- When: 27th November 2013 10:00 - 16:00
- Where: Lower College Hall
- Series: Distinguished Lectures Series
These lectures will take place in Lower College Hall, North Street. The lectures will discuss the close relationship between how knowledge and problems may be represented and how people and computers use these representations to guide their reasoning about the problems.
10.00 1. Title: The Interaction of Representation and Reasoning
Abstract: Successful reasoning is dependent on appropriate representation of both knowledge and of successful methods of reasoning. A change of representation can change an intractable problem into an easy one. Failures of reasoning can suggest changes of representation. Reasoning failures can, for instance, take the form of proofs of false conjectures, failures to prove true conjectures or inefficient inference. I will illustrate these interactions by drawing on work in my research group.

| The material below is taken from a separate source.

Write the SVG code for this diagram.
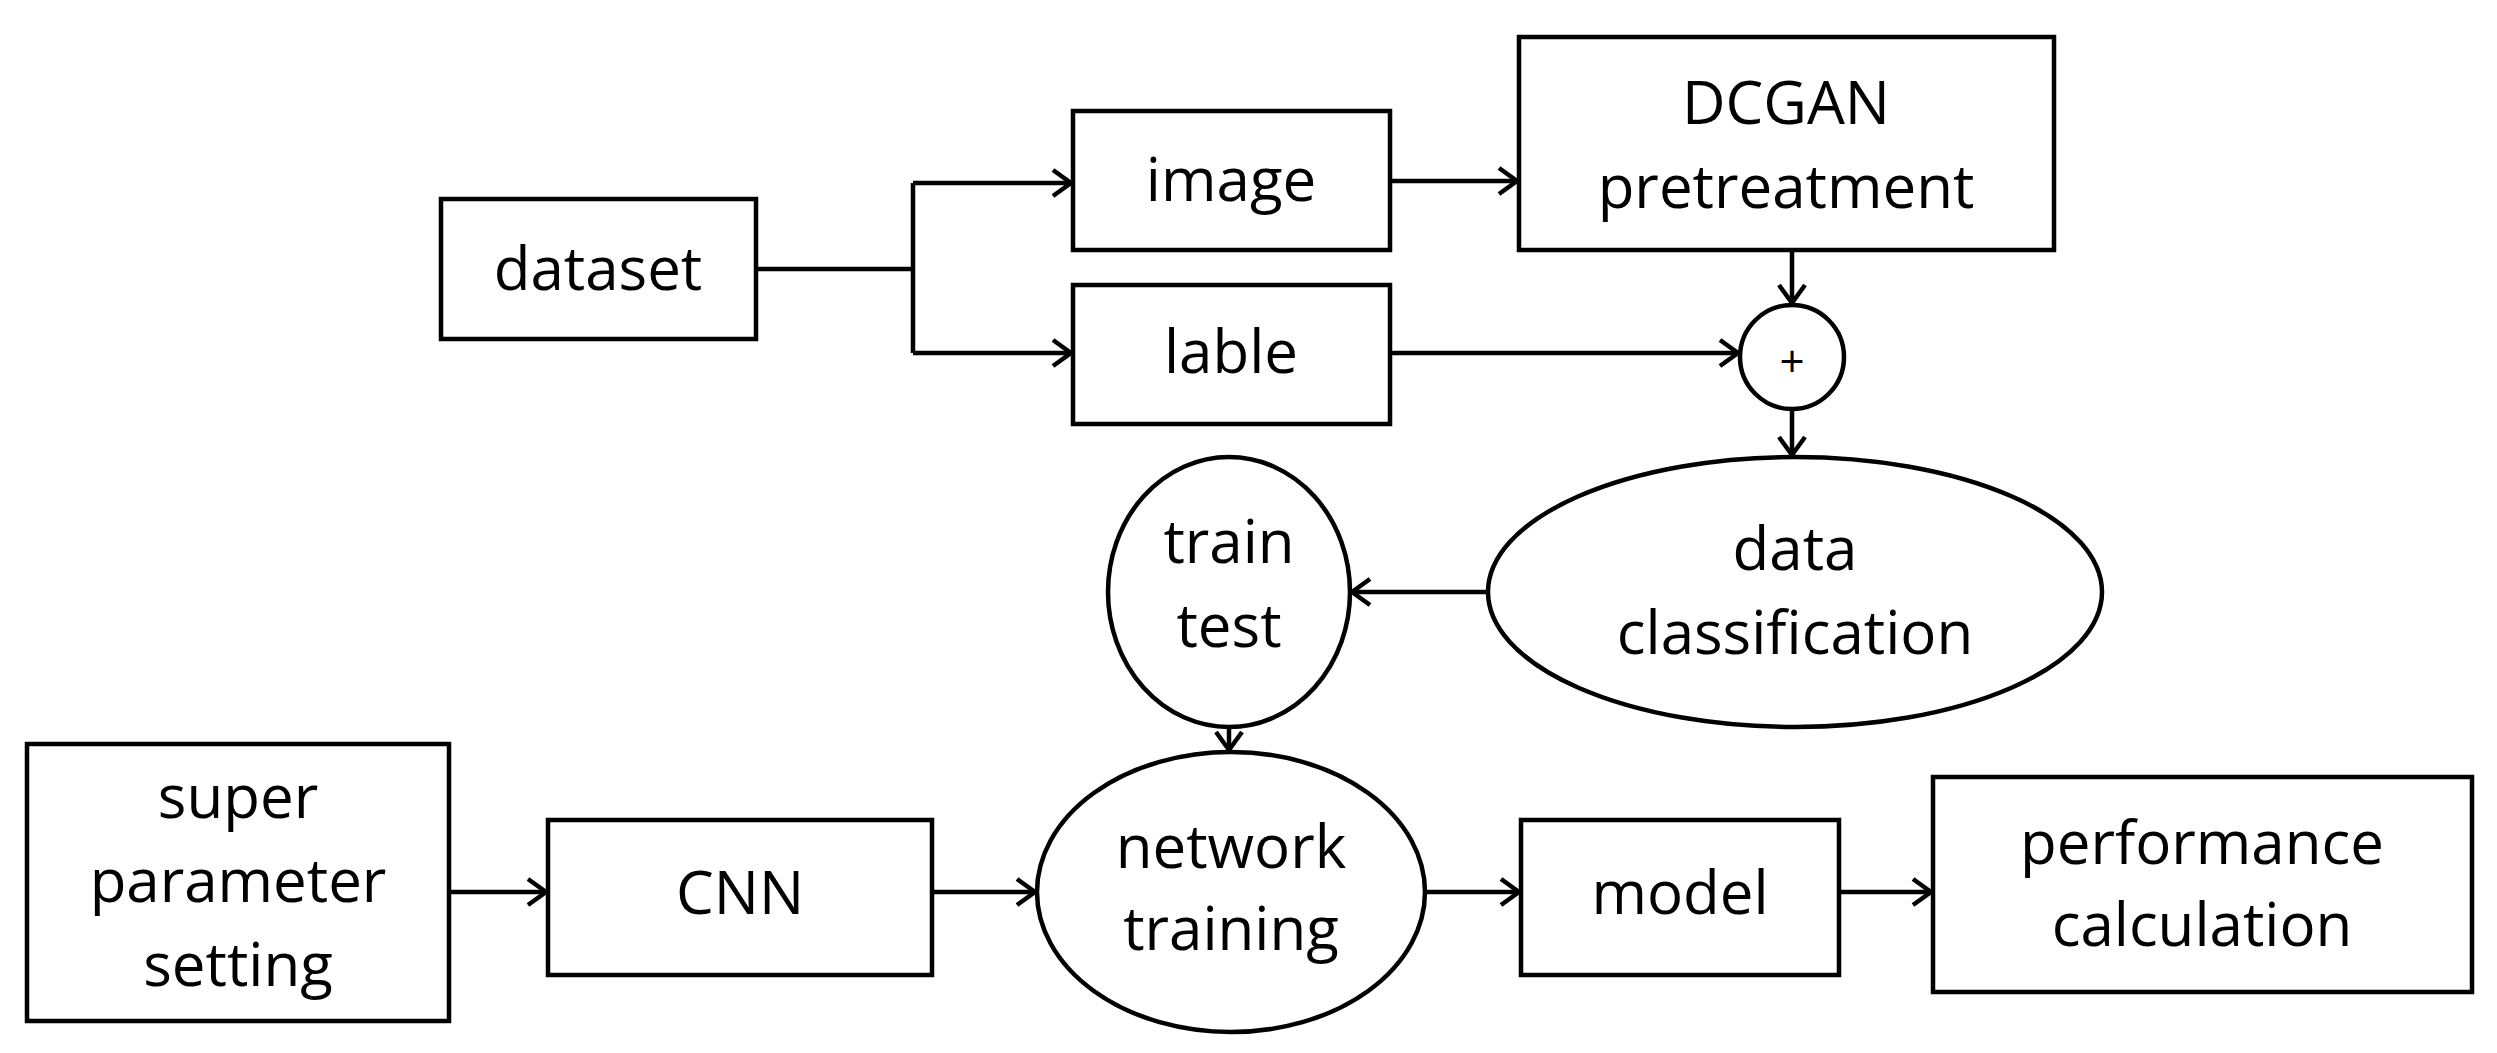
<svg xmlns="http://www.w3.org/2000/svg" width="2497" height="1053" viewBox="0 0 2497 1053">
<style>
.s{fill:#fff;stroke:#000;stroke-width:4.5}
.t{font-family:"Open Sans","Noto Sans","Liberation Sans",sans-serif;font-size:60px;text-anchor:middle;fill:#000}
.c{fill:none;stroke:#000;stroke-width:4.5}
</style>
<defs><marker id="a" markerWidth="12" markerHeight="12" refX="10" refY="6" orient="auto" markerUnits="userSpaceOnUse" viewBox="0 0 12 12"><path d="M1,0 L10,6 L1,12" fill="none" stroke="#000" stroke-width="2"/></marker>
<marker id="b" markerWidth="30" markerHeight="30" refX="26" refY="15" orient="auto" markerUnits="userSpaceOnUse" viewBox="0 0 30 30"><path d="M8,2 L26,15 L8,28" fill="none" stroke="#000" stroke-width="4.5"/></marker></defs>
<rect width="2497" height="1053" fill="#fff"/>
<g id="connectors" class="c">
<path d="M756,269 H913 M913,183 V353"/>
<path d="M913,183 H1071" marker-end="url(#b)"/>
<path d="M913,353 H1071" marker-end="url(#b)"/>
<path d="M1390,181 H1517" marker-end="url(#b)"/>
<path d="M1792,250 V303" marker-end="url(#b)"/>
<path d="M1390,353 H1738" marker-end="url(#b)"/>
<path d="M1792,409 V455" marker-end="url(#b)"/>
<path d="M1488,592 H1352" marker-end="url(#b)"/>
<path d="M1229,727 V750" marker-end="url(#b)"/>
<path d="M449,892 H546" marker-end="url(#b)"/>
<path d="M932,892 H1035" marker-end="url(#b)"/>
<path d="M1425,892 H1519" marker-end="url(#b)"/>
<path d="M1839,892 H1931" marker-end="url(#b)"/>
</g>
<g id="dataset"><rect class="s" x="441" y="199" width="315" height="140"/><text class="t" x="598" y="290">dataset</text></g>
<g id="image"><rect class="s" x="1073" y="111" width="317" height="139"/><text class="t" x="1231" y="201">image</text></g>
<g id="lable"><rect class="s" x="1073" y="285" width="317" height="139"/><text class="t" x="1231" y="373">lable</text></g>
<g id="dcgan"><rect class="s" x="1519" y="37" width="535" height="213"/><text class="t" x="1786" y="124">DCGAN</text><text class="t" x="1786" y="208">pretreatment</text></g>
<g id="plus"><circle class="s" cx="1792" cy="357" r="52"/><text class="t" x="1792" y="377" style="font-size:44px">+</text></g>
<g id="data-classification"><ellipse class="s" cx="1795" cy="592" rx="307" ry="135"/><text class="t" x="1795" y="570">data</text><text class="t" x="1795" y="654">classification</text></g>
<g id="train-test"><ellipse class="s" cx="1229" cy="592" rx="121" ry="135"/><text class="t" x="1229" y="563">train</text><text class="t" x="1229" y="647">test</text></g>
<g id="super"><rect class="s" x="27" y="744" width="422" height="277"/><text class="t" x="238" y="818">super</text><text class="t" x="238" y="902">parameter</text><text class="t" x="238" y="986">setting</text></g>
<g id="cnn"><rect class="s" x="548" y="820" width="384" height="155"/><text class="t" x="740" y="914">CNN</text></g>
<g id="network-training"><ellipse class="s" cx="1231" cy="892" rx="194" ry="140"/><text class="t" x="1231" y="868">network</text><text class="t" x="1231" y="950">training</text></g>
<g id="model"><rect class="s" x="1521" y="820" width="318" height="155"/><text class="t" x="1680" y="914">model</text></g>
<g id="performance"><rect class="s" x="1933" y="777" width="539" height="215"/><text class="t" x="2202" y="864">performance</text><text class="t" x="2202" y="946">calculation</text></g>
</svg>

11.30 2. Title: Theory Evolution in Physics
Abstract: We investigate the problem of automatically repairing a faulty Physics theory when it conflicts with experimental evidence. We introduce novel strategies for fault diagnosis and for representation repair. Diagnosis and repair are composed into general-purpose repair plans. We will illustrate this with two such plans, where theory and experiment conflict over (a) the value and (b) the dependence of a function, respectively. We represent both physical concepts and the repair plans using higher-order logic. This is because many physical concepts are most naturally represented as higher-order functions and because polymorphic higher-order functions are required to enable the repair plans to be applied to diverse situations.
14.00 3. Title: Reformation: A Domain-Independent Algorithm for Theory Repair
Abstract: We describe and invite discussion on work in progress on reformation, a new algorithm for the automated repair of faulty logical theories. A fault is revealed by a reasoning failure: either the proof of a false theorem or the failure to prove a true conjecture. Repair suggestions are systematically extracted via analysis of the attempted unification of two formulae. These suggestions will either block an unwanted but successful unification or unblock a wanted but failed unification attempt. In contrast to traditional belief revision and abduction mechanisms, the repairs are to the language of the theory as well as to the deletion or addition of axioms.
Professor Alan Bundy
Professor Alan Bundy is Professor of Automated Reasoning in the School of Informatics at the University of Edinburgh. Professor Bundy is a world-leader in the area of artificial intelligence called Mathematical Reasoning and has held more than 50 research grants in this area since the 1970s , has published more than 200 research papers and has been awarded the 2007 IJCAI Award for Research Excellence and Herbrand Award for Distinguished Contributions to Automated Deduction. He is a Fellow of the Royal Society, A Fellow of the Royal Society of Edinburgh, a Fellow of the Royal Academy of Engineers and, in 2012, was awarded a CBE for services to computing science. As well as his research work, Professor Bundy has played an active role in the British Computer Society and has been instrumental in supporting changes to the computer science curriculum in schools.